The advertisements targeted males and females of all ages living within the Consul’s sphere of influence – Cape Town and Stellenbosch, and areas within an 80km radius. Behaviours and interests chosen varied according to the nature of the post being promoted, though most included filters such as Japan, Japanese art and culture, and Japanese language. Other interests included animation, origami, martial arts, Ikebana, solar energy, renewable energy, Nelson Mandela and ubuntu.

Result
The results over the three-month period exceeded all expectations, which saw consistent growth aided by the boosting of content. The Consul’s Facebook page gained over 1,200 new followers (an astounding 338% growth). The content posted to the Facebook page collectively reached almost 300,000 people, and post reach and engagement grew by over 20% as a result of social media promotions during the three-month period.
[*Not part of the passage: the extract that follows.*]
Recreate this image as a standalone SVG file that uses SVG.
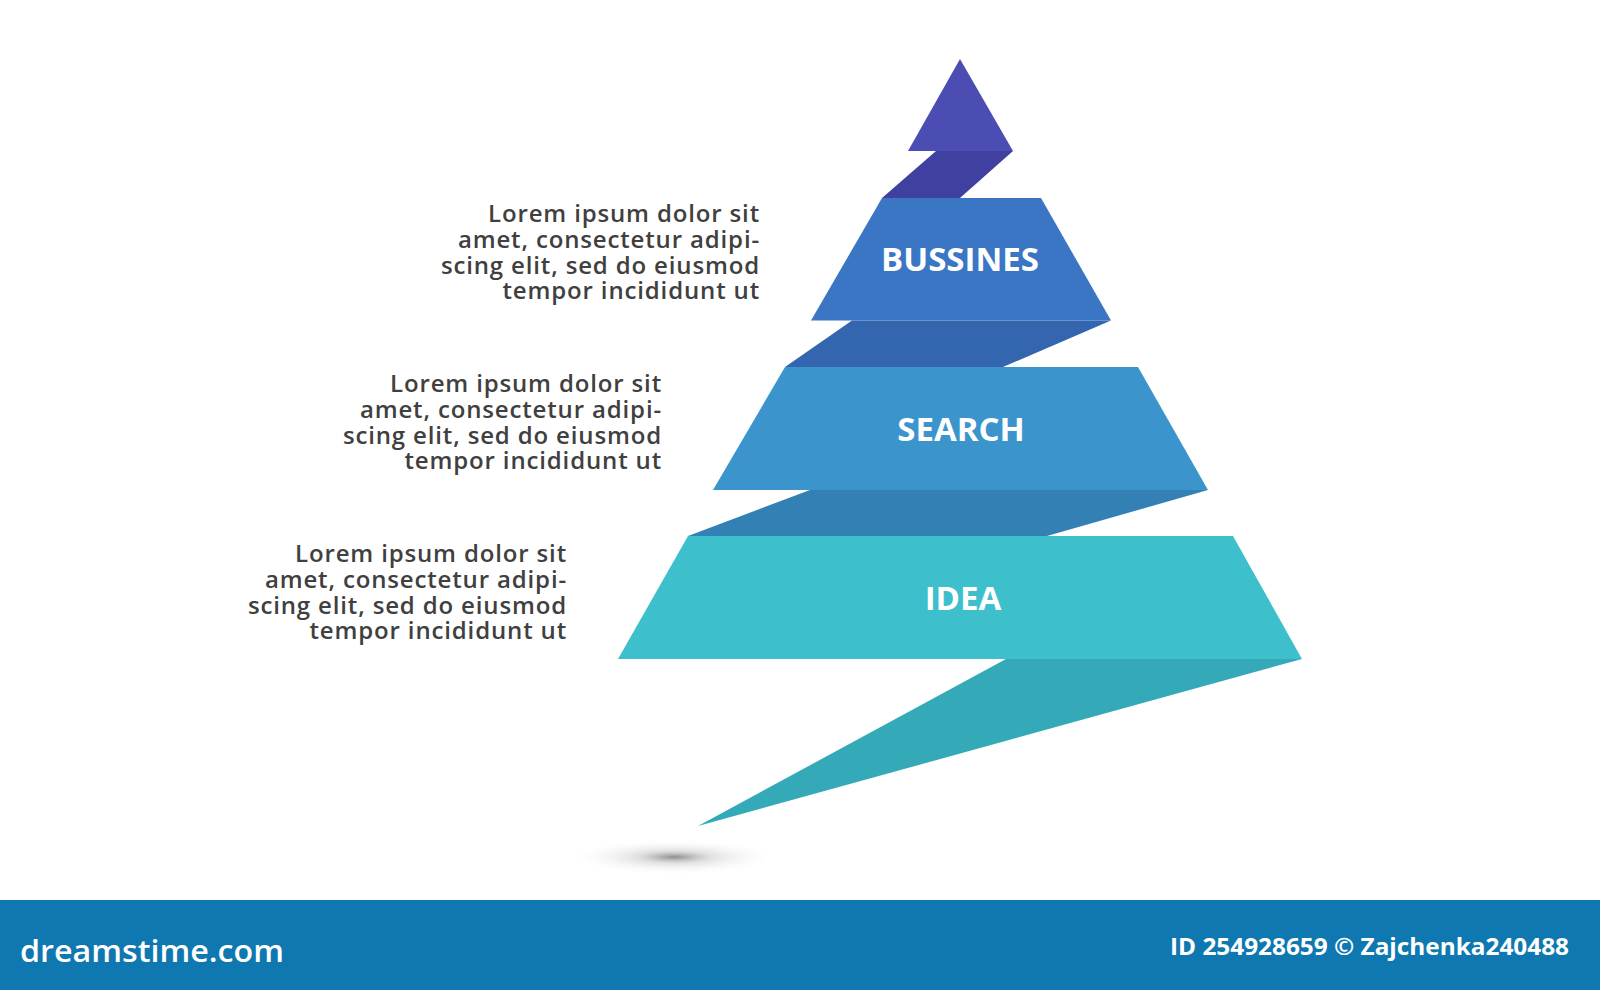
<svg xmlns="http://www.w3.org/2000/svg" width="1600" height="990" viewBox="0 0 1600 990">
  <defs>
    <radialGradient id="shadowGrad" cx="50%" cy="50%" r="50%">
      <stop offset="0%" stop-color="#7a7a7a" stop-opacity="0.85"/>
      <stop offset="35%" stop-color="#bdbdbd" stop-opacity="0.45"/>
      <stop offset="100%" stop-color="#ffffff" stop-opacity="0"/>
    </radialGradient>
  </defs>
  <style>
    .body { font-family: "Open Sans", "Liberation Sans", sans-serif; font-weight: 600; font-size: 24px; letter-spacing: 0.85px; fill: #404040; text-anchor: end; }
    .label { font-family: "Open Sans", "Liberation Sans", sans-serif; font-weight: 700; font-size: 33px; fill: #ffffff; text-anchor: middle; }
    .foot { font-family: "Open Sans", "Liberation Sans", sans-serif; fill: #ffffff; }
  </style>
  <rect x="0" y="0" width="1600" height="990" fill="#ffffff"/>

  <ellipse cx="674" cy="857" rx="105" ry="18" fill="url(#shadowGrad)"/>

  <g id="connectors">
    <polygon id="fold-top" points="936,151 1013,151 960,198 882,198" fill="#3f40a0"/>
    <polygon id="fold-bussines" points="852,320.5 1111,320.5 1003,367 785,367" fill="#3466b0"/>
    <polygon id="fold-search" points="810,490 1208,490 1047,536 688,536" fill="#3380b4"/>
    <polygon id="tail" points="1006,659 1302,659 698,826" fill="#34a9b7"/>
  </g>

  <g id="node-top">
    <polygon points="960,59 1013,151 908,151" fill="#4b4db3"/>
  </g>

  <g id="node-bussines">
    <polygon points="882,198 1041,198 1111,320.5 811,320.5" fill="#3a76c3"/>
    <text class="label" x="960" y="271">BUSSINES</text>
  </g>

  <g id="node-search">
    <polygon points="785,367 1138,367 1208,490 713,490" fill="#3c94cc"/>
    <text class="label" x="961" y="441">SEARCH</text>
  </g>

  <g id="node-idea">
    <polygon points="688,536 1233,536 1302,659 618,659" fill="#3dc0cc"/>
    <text class="label" x="963" y="610">IDEA</text>
  </g>

  <g id="text-bussines">
    <text class="body" x="760" y="222">Lorem ipsum dolor sit</text>
    <text class="body" x="760" y="247.8">amet, consectetur adipi-</text>
    <text class="body" x="760" y="273.6">scing elit, sed do eiusmod</text>
    <text class="body" x="760" y="299.4">tempor incididunt ut</text>
  </g>

  <g id="text-search">
    <text class="body" x="662" y="392">Lorem ipsum dolor sit</text>
    <text class="body" x="662" y="417.8">amet, consectetur adipi-</text>
    <text class="body" x="662" y="443.6">scing elit, sed do eiusmod</text>
    <text class="body" x="662" y="469.4">tempor incididunt ut</text>
  </g>

  <g id="text-idea">
    <text class="body" x="567" y="562">Lorem ipsum dolor sit</text>
    <text class="body" x="567" y="587.8">amet, consectetur adipi-</text>
    <text class="body" x="567" y="613.6">scing elit, sed do eiusmod</text>
    <text class="body" x="567" y="639.4">tempor incididunt ut</text>
  </g>

  <g id="footer">
    <rect x="0" y="900" width="1600" height="90" fill="#1078b0"/>
    <text class="foot" x="20" y="962" font-size="31" font-weight="600" textLength="264" lengthAdjust="spacingAndGlyphs">dreamstime.com</text>
    <text class="foot" x="1569" y="955" font-size="24" font-weight="700" text-anchor="end" textLength="399" lengthAdjust="spacingAndGlyphs">ID 254928659 © Zajchenka240488</text>
  </g>
</svg>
Facebook event pages were created to promote, and drive attendance to three selected events: the fifth annual Japan Day, a piano recital and masterclass by Motoki Hirai, and a keynote presentation at the CTIAF by John Shuzo Shiota. All three events saw a very successful turnout which can be linked to the substantial growth in reach of the Consul’s posts.

It is important to note that “likes” don’t translate into business value without significant effort, depth of understanding and daily analysis.

Highlights
The highlight of this project was the fifth Annual Japan Day held at the Blaauwklippen family market on 12 March 2017. The DUO team, together with close to 4,000 people, were exposed to various Japanese elements such as authentic Japanese cuisine, origami, martial arts, tamashi-daiko (Japanese drumming), shakuhachi performance (Japanese flute) and ikebana (Japanese flower arranging).

A personal highlight for the DUO team was being immersed in the Japanese culture and working closely with the team from the Office of the Consul of Japan who are passionate about the relationship between South Africa and Japan.